Ich habe seit Jahren schon eingestellt, zu lesen was über die Rute geschrieben, auf ihr geschrieben steht. Ich sehe mir das Trumm an und dann entscheide ich für mich ganz alleine, was ich wohl damit machen könnte, möchte, sollte u.s.w. Es ist mir dann ziemlich einerlei, ob meine Rapfenspinnrute dann den Schriftzug "Meerforelle" trägt, oder die Barbenrute eigentlich für Wolfsbarsche gefertigt wurde. Und lieber mal auf ein, zwei Rutenkäufe verzichten und eine ganz nach eigenen Vorstellungen bauen zu lassen. Da weiss man, was man hat!

Für einen Einsteiger ist das natürlich schwer, wenn nicht gar zu viel des Guten. Er wird von Texten, der Auswahl und vermeintlichen Lobpreisungen förmlich erschlagen, wenn er den Rutenkauf ohne einen ehrlichen und fairen Verkäufer, oder mit einem solchen Mentor tätigt. Was da teilweise den noch sehr unwissenden Kerlen und Kerlinnen angedreht wird, spottet leider oft jeder Beschreibung - im wahrsten Sinne des Wortes.

Aber jeder Versuch ehrt den Verfasser, hier etwas Licht ins Dunkel zu bringen!


----------



## Kochtopf (9. Juli 2019)

Ganz profan achte ich darauf, dass die Rute zu meiner Angelei passt.  eine Bolo sollte schnell und nicht zu schwer sein, eine Avon sollte von Drennan kommen und eine Twintip zum ledschern haben, ist die Heavy Feeder noch gefühlvoll oder schon vierkantholz und ist die Spinnrute billig... etc.pp., die Carbongüteklassen etc. Interessieren mich nicht mal am Rande, aber ich habe mir geschworen, keine Ruten mit peinlichen Namen wie "Carp Gangster" zu kaufen - nur um mir das Ansitzwunder zu kaufen.
Nu ja, wer ohne Sünde ist... 
In letzter Instanz muss mir noch die Optik in den Kram passen und sie muss bezahlbar sein.


----------



## Andal (9. Juli 2019)

Kochtopf schrieb:


> Ganz profan achte ich darauf, dass die Rute zu meiner Angelei passt.  eine Bolo sollte schnell und nicht zu schwer sein, eine Avon sollte von Drennan kommen und eine Twintip zum ledschern haben, ist die Heavy Feeder noch gefühlvoll oder schon vierkantholz und ist die Spinnrute billig... etc.pp., die Carbongüteklassen etc.
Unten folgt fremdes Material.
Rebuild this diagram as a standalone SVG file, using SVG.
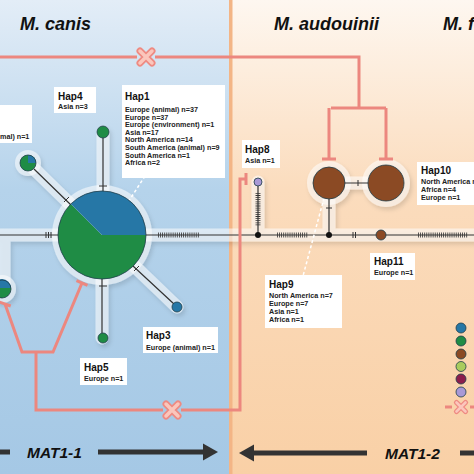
<svg xmlns="http://www.w3.org/2000/svg" width="474" height="474" viewBox="0 0 474 474">
<defs>
<linearGradient id="gBlue" x1="0" y1="0" x2="0" y2="1">
<stop offset="0" stop-color="#e3edf7"/><stop offset="0.4" stop-color="#b5d3eb"/><stop offset="1" stop-color="#a5c8e5"/>
</linearGradient>
<linearGradient id="gPeach" x1="0" y1="0" x2="0" y2="1">
<stop offset="0" stop-color="#fef7f0"/><stop offset="0.4" stop-color="#fbdcbd"/><stop offset="1" stop-color="#f9d0a6"/>
</linearGradient>
<filter id="sh" x="-20%" y="-20%" width="140%" height="140%">
<feDropShadow dx="2" dy="3" stdDeviation="2" flood-color="#000" flood-opacity="0.22"/>
</filter>
<g id="xmark">
<path d="M-6,-6 L6,6 M6,-6 L-6,6" stroke="#ee8a82" stroke-width="7" stroke-linecap="round" fill="none"/>
<path d="M-6,-6 L6,6 M6,-6 L-6,6" stroke="#fbc6bc" stroke-width="3.5" stroke-linecap="round" fill="none"/>
</g>
</defs>
<style>
.title{font-family:"Liberation Sans",Arial,sans-serif;font-weight:bold;font-style:italic;font-size:18px;fill:#111}
.mat{font-family:"Liberation Sans",Arial,sans-serif;font-weight:bold;font-style:italic;font-size:15.5px;fill:#111}
.hap{font-family:"Liberation Sans",Arial,sans-serif;font-weight:bold;font-size:10px;fill:#111}
.info{font-family:"Liberation Sans",Arial,sans-serif;font-weight:bold;font-size:7.2px;fill:#222}
.box{fill:#fff}
.red{stroke:#ec877f;stroke-width:3;fill:none}
.halo{stroke:#ffffff;stroke-opacity:0.55;stroke-width:13;stroke-linecap:round;fill:none}
.haloc{fill:#ffffff;fill-opacity:0.55}
.edge{stroke:#333;stroke-width:1.2;fill:none}
.tick{stroke:#333;stroke-width:5;stroke-dasharray:0.8 1.3;fill:none}
.tk{stroke:#333;stroke-width:1;fill:none}
.arrow{stroke:#333;stroke-width:5;fill:none}
.nd{stroke:#1e3d4a;stroke-width:0.8}
.dash{stroke:#fff;stroke-width:1.5;stroke-dasharray:3 2.5;fill:none}
</style>

<!-- backgrounds -->
<rect x="0" y="0" width="230" height="474" fill="url(#gBlue)"/>
<rect x="232" y="0" width="242" height="474" fill="url(#gPeach)"/>
<rect x="229" y="0" width="3.5" height="474" fill="#f3b586"/>

<!-- titles -->
<text class="title" x="20" y="30">M. canis</text>
<text class="title" x="274" y="30">M. audouinii</text>
<text class="title" x="443" y="30">M. f</text>

<!-- halo of network -->
<g id="halo" filter="url(#sh)">
<path class="halo" d="M-5,235 H474 M103,132 V235 M28,163 L102,235 L177,307 M102,235 V338 M258,182 V235 M329,183 V235 M329,183 H386 M4,240 V288"/>
<circle class="haloc" cx="102" cy="235" r="50"/>
<circle class="haloc" cx="329" cy="183" r="22"/>
<circle class="haloc" cx="386" cy="183" r="24"/>
<circle class="haloc" cx="28" cy="163" r="13"/>
<circle class="haloc" cx="2" cy="289" r="14"/>
</g>

<!-- connectors -->
<g id="connectors">
<!-- network edges -->
<path class="edge" d="M0,235 H60 M146,235 H474 M103,138 V192 M34,169 L71,205 M102,278 V333 M133,266 L174,304 M258,186 V235 M329,199 V235 M345,183 H368"/>
<path class="tick" d="M158,235 H200 M277,235 H308 M418,235 H468 M258,193 V226"/>
<path class="tk" d="M46,232 V238 M48.5,232 V238 M51,232 V238 M99,186 H107 M99,286 H107 M64,202 L69,197 M134,271 L139,266 M326,208 H332 M358,180 V186 M353,232 V238 M355.5,232 V238"/>
<!-- red lines -->
<path class="red" d="M0,57 H137 M155,57 H359 V108 M331,108 H386 M329,108 V159 M386,108 V159 M322,159 H336 M379,159 H393"/>
<path class="red" d="M5,304 L22,352 H53 L82,283 M36,352 V410 H163 M181,410 H240 V179 H246 M246,173 V185 M-0.7,302 L10.7,306 M76.5,280.7 L87.5,285.3"/>
<use href="#xmark" x="146" y="57"/>
<use href="#xmark" x="172" y="410"/>
<!-- dashed pointers -->
<path class="dash" d="M145,176 L116,221 M327,187 L303,276"/>
</g>

<!-- nodes -->
<g id="Hap1">
<path d="M102,235 L146,235 A44,44 0 1 1 70.9,203.9 Z" fill="#1f8c45"/>
<path d="M102,235 L70.9,203.9 A44,44 0 0 1 146,235 Z" fill="#2677a6"/>
<circle cx="102" cy="235" r="44" fill="none" class="nd"/>
</g>
<g id="Hap4"><circle cx="103" cy="132" r="6" fill="#1f8c45" class="nd"/></g>
<g id="HapA">
<circle cx="28" cy="163" r="8" fill="#1f8c45"/>
<path d="M28,163 L28,155 A8,8 0 0 1 36,163 Z" fill="#2677a6"/>
<circle cx="28" cy="163" r="8" fill="none" class="nd"/>
</g>
<g id="HapB">
<circle cx="2" cy="289" r="9" fill="#1f8c45"/>
<path d="M-7,288 A9,9 0 0 1 11,288 Z" fill="#2677a6"/>
<circle cx="2" cy="289" r="9" fill="none" class="nd"/>
</g>
<g id="Hap5"><circle cx="103" cy="338" r="5" fill="#1f8c45" class="nd"/></g>
<g id="Hap3"><circle cx="177" cy="307" r="5" fill="#2677a6" class="nd"/></g>
<g id="Hap8"><circle cx="258" cy="182" r="4" fill="#a899d6" class="nd"/></g>
<g id="Hap9"><circle cx="329" cy="183" r="16" fill="#8b4a24" class="nd"/></g>
<g id="Hap10"><circle cx="386" cy="183" r="18" fill="#8b4a24" class="nd"/></g>
<g id="Hap11"><circle cx="381" cy="235" r="5" fill="#8b4a24" class="nd"/></g>
<g id="junctions">
<circle cx="258" cy="235" r="3" fill="#111"/>
<circle cx="329" cy="235" r="3" fill="#111"/>
</g>

<!-- labels -->
<g id="label-left">
<rect class="box" x="-2" y="105" width="34" height="38"/>
<text class="info" x="0" y="139">mal) n=1</text>
</g>
<g id="label-Hap4">
<rect class="box" x="54" y="87" width="42" height="26"/>
<text class="hap" x="58" y="100">Hap4</text>
<text class="info" x="58" y="109">Asia n=3</text>
</g>
<g id="label-Hap1">
<rect class="box" x="122" y="85" width="103" height="93"/>
<text class="hap" x="125" y="100">Hap1</text>
<text class="info" x="125" y="112">Europe (animal) n=37</text>
<text class="info" x="125" y="119.6">Europe n=37</text>
<text class="info" x="125" y="127.2">Europe (environment) n=1</text>
<text class="info" x="125" y="134.8">Asia n=17</text>
<text class="info" x="125" y="142.4">North America n=14</text>
<text class="info" x="125" y="150">South America (animal) n=9</text>
<text class="info" x="125" y="157.6">South America n=1</text>
<text class="info" x="125" y="165.2">Africa n=2</text>
</g>
<g id="label-Hap8">
<rect class="box" x="242" y="140" width="38" height="28"/>
<text class="hap" x="245" y="153">Hap8</text>
<text class="info" x="245" y="163">Asia n=1</text>
</g>
<g id="label-Hap10">
<rect class="box" x="417" y="162" width="60" height="43"/>
<text class="hap" x="421" y="174">Hap10</text>
<text class="info" x="421" y="184">North America n=</text>
<text class="info" x="421" y="192">Africa n=4</text>
<text class="info" x="421" y="200">Europe n=1</text>
</g>
<g id="label-Hap11">
<rect class="box" x="370" y="253" width="45" height="27"/>
<text class="hap" x="374" y="265">Hap11</text>
<text class="info" x="374" y="275">Europe n=1</text>
</g>
<g id="label-Hap9">
<rect class="box" x="265" y="275" width="77" height="53"/>
<text class="hap" x="269" y="288">Hap9</text>
<text class="info" x="269" y="298">North America n=7</text>
<text class="info" x="269" y="306">Europe n=7</text>
<text class="info" x="269" y="314">Asia n=1</text>
<text class="info" x="269" y="322">Africa n=1</text>
</g>
<g id="label-Hap3">
<rect class="box" x="143" y="327" width="75" height="26"/>
<text class="hap" x="146" y="339">Hap3</text>
<text class="info" x="146" y="350">Europe (animal) n=1</text>
</g>
<g id="label-Hap5">
<rect class="box" x="80" y="358" width="47" height="27"/>
<text class="hap" x="84" y="371">Hap5</text>
<text class="info" x="84" y="381">Europe n=1</text>
</g>

<!-- legend -->
<g id="legend">
<circle cx="461" cy="328" r="5" fill="#2677a6" class="nd"/>
<circle cx="461" cy="341" r="5" fill="#1f8c45" class="nd"/>
<circle cx="461" cy="354" r="5" fill="#8b4a24" class="nd"/>
<circle cx="461" cy="366.5" r="5" fill="#a8cc5e" class="nd"/>
<circle cx="461" cy="379" r="5" fill="#8c1d4c" class="nd"/>
<circle cx="461" cy="392" r="5" fill="#a899d6" class="nd"/>
<path class="red" d="M445,407 H452 M470,407 H474"/>
<use href="#xmark" x="461" y="407" transform="translate(461 407) scale(0.75) translate(-461 -407)"/>
</g>

<!-- MAT arrows -->
<g id="mat">
<path class="arrow" d="M0,452 H10 M98,452 H206 M252,453 H367 M460,453 H474"/>
<polygon points="203,443.5 218,452 203,460.5" fill="#333"/>
<polygon points="254,444.5 239,453 254,461.5" fill="#333"/>
<text class="mat" x="27" y="458">MAT1-1</text>
<text class="mat" x="385" y="459">MAT1-2</text>
</g>
</svg>
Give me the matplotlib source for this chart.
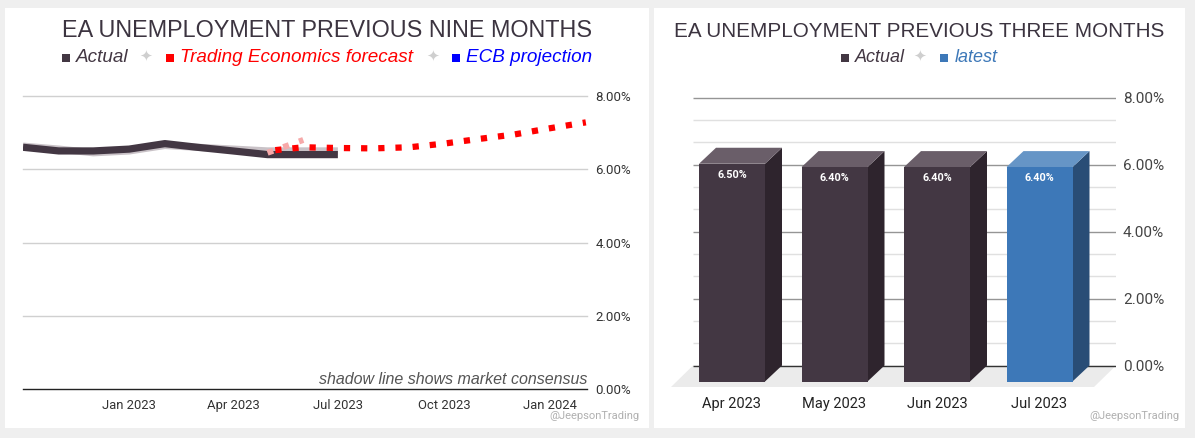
import matplotlib
matplotlib.use('Agg')
import matplotlib.pyplot as plt
from matplotlib.patches import Rectangle, Polygon
import datetime as dt

# ---------------- data ----------------
actual_months = ['2022-10', '2022-11', '2022-12', '2023-01', '2023-02', '2023-03',
                 '2023-04', '2023-05', '2023-06', '2023-07']
actual_values = [6.6, 6.5, 6.5, 6.55, 6.7, 6.6, 6.5, 6.4, 6.4, 6.4]
consensus_values = [6.63, 6.55, 6.45, 6.5, 6.65, 6.6, 6.55, 6.5, 6.5, 6.5]

forecast_months = ['2023-05', '2023-06', '2023-07', '2023-08', '2023-09', '2023-10',
                   '2023-11', '2023-12', '2024-01', '2024-02']
forecast_values = [6.5, 6.6, 6.58, 6.57, 6.6, 6.7, 6.83, 6.95, 7.12, 7.28]
forecast_consensus_months = ['2023-05', '2023-06']
forecast_consensus_values = [6.45, 6.8]

left_xtick_months = ['2023-01', '2023-04', '2023-07', '2023-10', '2024-01']
left_xtick_labels = ['Jan 2023', 'Apr 2023', 'Jul 2023', 'Oct 2023', 'Jan 2024']
y_ticks = [0, 2, 4, 6, 8]
y_tick_labels = ['0.00%', '2.00%', '4.00%', '6.00%', '8.00%']

bar_categories = ['Apr 2023', 'May 2023', 'Jun 2023', 'Jul 2023']
bar_values = [6.5, 6.4, 6.4, 6.4]
bar_value_labels = ['6.50%', '6.40%', '6.40%', '6.40%']
bar_is_latest = [False, False, False, True]

left_title = 'EA UNEMPLOYMENT PREVIOUS NINE MONTHS'
right_title = 'EA UNEMPLOYMENT PREVIOUS THREE MONTHS'


def to_date(s):
    y, m = s.split('-')
    return dt.date(int(y), int(m), 1)


# ---------------- figure ----------------
W, H = 1195, 438
plt.rcParams['font.family'] = ['Roboto', 'DejaVu Sans']
HEAD_FONT = ['Liberation Sans', 'DejaVu Sans']
fig = plt.figure(figsize=(W / 100, H / 100), dpi=100)
fig.patch.set_facecolor('#efefef')


def fx(px):
    return px / W


def fy(py):
    return 1 - py / H


def frect(x0, y0, x1, y1):
    return [fx(x0), fy(y1), (x1 - x0) / W, (y1 - y0) / H]


# panels
fig.patches.append(Rectangle((fx(5), fy(428)), (649 - 5) / W, (428 - 8) / H,
                             transform=fig.transFigure, facecolor='white', edgecolor='none', zorder=-5))
fig.patches.append(Rectangle((fx(654), fy(428)), (1185 - 654) / W, (428 - 8) / H,
                             transform=fig.transFigure, facecolor='white', edgecolor='none', zorder=-5))

DARK = '#433743'
TITLE_C = '#3c3440'

renderer = fig.canvas.get_renderer()


def legend_row(items, cx, baseline, size):
    widths = []
    arts = []
    for it in items:
        if it[0] == 'sq':
            widths.append(8)
            arts.append(None)
        elif it[0] == 'gap':
            widths.append(it[1])
            arts.append(None)
        elif it[0] == 'star':
            t = fig.text(0, 0, '\u2726', color='#cfcfcf', fontsize=11,
                         family=['DejaVu Sans'], ha='left', va='baseline')
            widths.append(t.get_window_extent(renderer).width)
            arts.append(t)
        else:
            t = fig.text(0, 0, it[1], color=it[2], fontsize=size, style='italic',
                         family=HEAD_FONT, ha='left', va='baseline')
            widths.append(t.get_window_extent(renderer).width)
            arts.append(t)
    x = cx - sum(widths) / 2
    for it, w, a in zip(items, widths, arts):
        if it[0] == 'sq':
            fig.patches.append(Rectangle((fx(x), fy(baseline)), 8 / W, 8 / H,
                                         transform=fig.transFigure, facecolor=it[1],
                                         edgecolor='none', zorder=3))
        elif a is not None:
            yy = baseline if it[0] != 'star' else baseline - 1
            a.set_position((fx(x), fy(yy)))
        x += w


# ---------------- left chart ----------------
fig.text(fx(327), fy(36.7), left_title, fontsize=16.8, color=TITLE_C, family=HEAD_FONT,
         ha='center', va='baseline')
legend_row([('sq', DARK), ('gap', 6), ('txt', 'Actual', DARK), ('gap', 10), ('star',), ('gap', 14),
            ('sq', '#ff0000'), ('gap', 6), ('txt', 'Trading Economics forecast', '#ff0000'),
            ('gap', 14), ('star',), ('gap', 12),
            ('sq', '#0000ff'), ('gap', 6), ('txt', 'ECB projection', '#0000ff')], 327, 62, 13.6)

ax1 = fig.add_axes(frect(23, 96, 587, 389))
ax1.set_facecolor('none')
ax1.set_xlim(dt.date(2022, 10, 1), dt.date(2024, 2, 2))
ax1.set_ylim(0, 8)
for s in ['top', 'left', 'right']:
    ax1.spines[s].set_visible(False)
ax1.spines['bottom'].set_color('#222222')
ax1.spines['bottom'].set_linewidth(1.0)
for v in y_ticks[1:]:
    ax1.axhline(v, color='#d0d0d0', lw=1.0, clip_on=False, zorder=1)

ad = [to_date(m) for m in actual_months]
ax1.plot(ad, consensus_values, color='#c9c2c7', lw=5.2, solid_capstyle='butt',
         solid_joinstyle='round', zorder=2)
ax1.plot(ad, actual_values, color=DARK, lw=5.2, solid_capstyle='butt', solid_joinstyle='round', zorder=3)
fcd = [to_date(m) for m in forecast_consensus_months]
ax1.plot(fcd, forecast_consensus_values, color='#f6a9a9', lw=4.3, linestyle=(0, (1, 1.8)),
         dash_capstyle='butt', zorder=3.5)
fd = [to_date(m) for m in forecast_months]
ax1.plot(fd, forecast_values, color='#ff0000', lw=4.5, linestyle=(1.5, (1, 1.75)),
         dash_capstyle='butt', zorder=4, clip_on=False)

ax1.yaxis.tick_right()
ax1.set_yticks(y_ticks)
ax1.set_yticklabels(y_tick_labels)
ax1.set_xticks([to_date(m) for m in left_xtick_months])
ax1.set_xticklabels(left_xtick_labels)
ax1.tick_params(axis='y', length=0, pad=6, labelsize=9.5, labelcolor='#333333')
ax1.tick_params(axis='x', length=0, pad=7, labelsize=9.4, labelcolor='#333333')

fig.text(fx(587), fy(379), 'shadow line shows market consensus', fontsize=11.5, style='italic',
         family=HEAD_FONT, color='#555555', ha='right', va='center')
fig.text(fx(640), fy(416), '@JeepsonTrading', fontsize=8, color='#b0b0b0', ha='right', va='center')

# ---------------- right chart ----------------
fig.text(fx(919), fy(36.7), right_title, fontsize=14.9, color=TITLE_C, family=HEAD_FONT,
         ha='center', va='baseline')
legend_row([('sq', DARK), ('gap', 6), ('txt', 'Actual', DARK), ('gap', 9), ('star',), ('gap', 14),
            ('sq', '#3d78b8'), ('gap', 6), ('txt', 'latest', '#3d78b8')], 919, 62, 13)

PX_PER_CAT = 102.5
PX_PER_PCT = 33.5
ZERO_PY = 365.5
AX_X0, AX_X1 = 671, 1116
AX_Y0, AX_Y1 = 96, 388
ax2 = fig.add_axes(frect(AX_X0, AX_Y0, AX_X1, AX_Y1))
ax2.set_facecolor('none')
x_left = -(732 - AX_X0) / PX_PER_CAT
ax2.set_xlim(x_left, x_left + (AX_X1 - AX_X0) / PX_PER_CAT)
ax2.set_ylim(-(AX_Y1 - ZERO_PY) / PX_PER_PCT, (ZERO_PY - AX_Y0) / PX_PER_PCT)
for s in ax2.spines.values():
    s.set_visible(False)


def px2x(px):
    return x_left + (px - AX_X0) / PX_PER_CAT


depth_x = 17 / PX_PER_CAT
depth_y = 16 / PX_PER_PCT
bar_w = 66 / PX_PER_CAT
floor_front = -(387 - ZERO_PY) / PX_PER_PCT

# floor
ax2.add_patch(Polygon([(px2x(671), floor_front), (px2x(1094), floor_front),
                       (px2x(1116), 0), (px2x(693), 0)], closed=True,
                      facecolor='#ebebeb', edgecolor='none', zorder=1))
# gridlines
gl_x0, gl_x1 = px2x(693), px2x(1116)
for k in range(13):
    v = k * 2 / 3
    if k % 3 == 0:
        col = '#333333' if k == 0 else '#959595'
    else:
        col = '#e0e0e0'
    ax2.hlines(v, gl_x0, gl_x1, color=col, lw=1.0, zorder=2)

# bars
for i, (v, lab, latest) in enumerate(zip(bar_values, bar_value_labels, bar_is_latest)):
    if latest:
        cf, ct, cs = '#3d78b8', '#6695c6', '#294d76'
    else:
        cf, ct, cs = DARK, '#6a5e69', '#2e242d'
    l, r = i - bar_w / 2, i + bar_w / 2
    b, t = -depth_y, v - depth_y
    ax2.add_patch(Polygon([(r, b), (r + depth_x, 0), (r + depth_x, v), (r, t)],
                          facecolor=cs, edgecolor='none', zorder=3))
    ax2.add_patch(Polygon([(l, t), (r, t), (r + depth_x, v), (l + depth_x, v)],
                          facecolor=ct, edgecolor='none', zorder=3))
    ax2.add_patch(Rectangle((l, b), bar_w, t - b, facecolor=cf, edgecolor='none', zorder=4))
    ax2.text(i, t - 11 / PX_PER_PCT, lab, color='white', fontsize=7.8, fontweight='bold',
             ha='center', va='center', zorder=5)

ax2.yaxis.tick_right()
ax2.set_yticks(y_ticks)
ax2.set_yticklabels(y_tick_labels)
ax2.set_xticks(range(len(bar_categories)))
ax2.set_xticklabels(bar_categories)
ax2.tick_params(axis='y', length=0, pad=5, labelsize=11, labelcolor='#444444')
ax2.tick_params(axis='x', length=0, pad=6.5, labelsize=10.5, labelcolor='#222222')

fig.text(fx(1180), fy(416), '@JeepsonTrading', fontsize=8, color='#b0b0b0', ha='right', va='center')

fig.savefig('out.png', dpi=100, facecolor=fig.get_facecolor())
Interessieren mich nicht mal am Rande, aber ich habe mir geschworen, keine Ruten mit peinlichen Namen wie "Carp Gangster" zu kaufen - nur um mir das Ansitzwunder zu kaufen.
> Nu ja, wer ohne Sünde ist...
> In letzter Instanz muss mir noch die Optik in den Kram passen und sie muss bezahlbar sein.


Du hast die Haptik vergessen. Was nützt die tollste Rute, wenn sie der Hand nicht schmeichelt?


----------



## Kochtopf (9. Juli 2019)

Andal schrieb:


> Du hast die Haptik vergessen. Was nützt die tollste Rute, wenn sie der Hand nicht schmeichelt?


Ach Andal ich grobschlächtiger Geselle spüre eh nur heiß kalt nass ^^

Aber stimmt schon, ich habe Ruten die ich ungern Fische weil sie sich einfach nicht schön und wertig anfühlen


----------



## Andal (9. Juli 2019)

Genau das meine ich. Es muss sich das gewisse gute Gefühl aufbauen und das ist absolut unabhängig vom Skill.


----------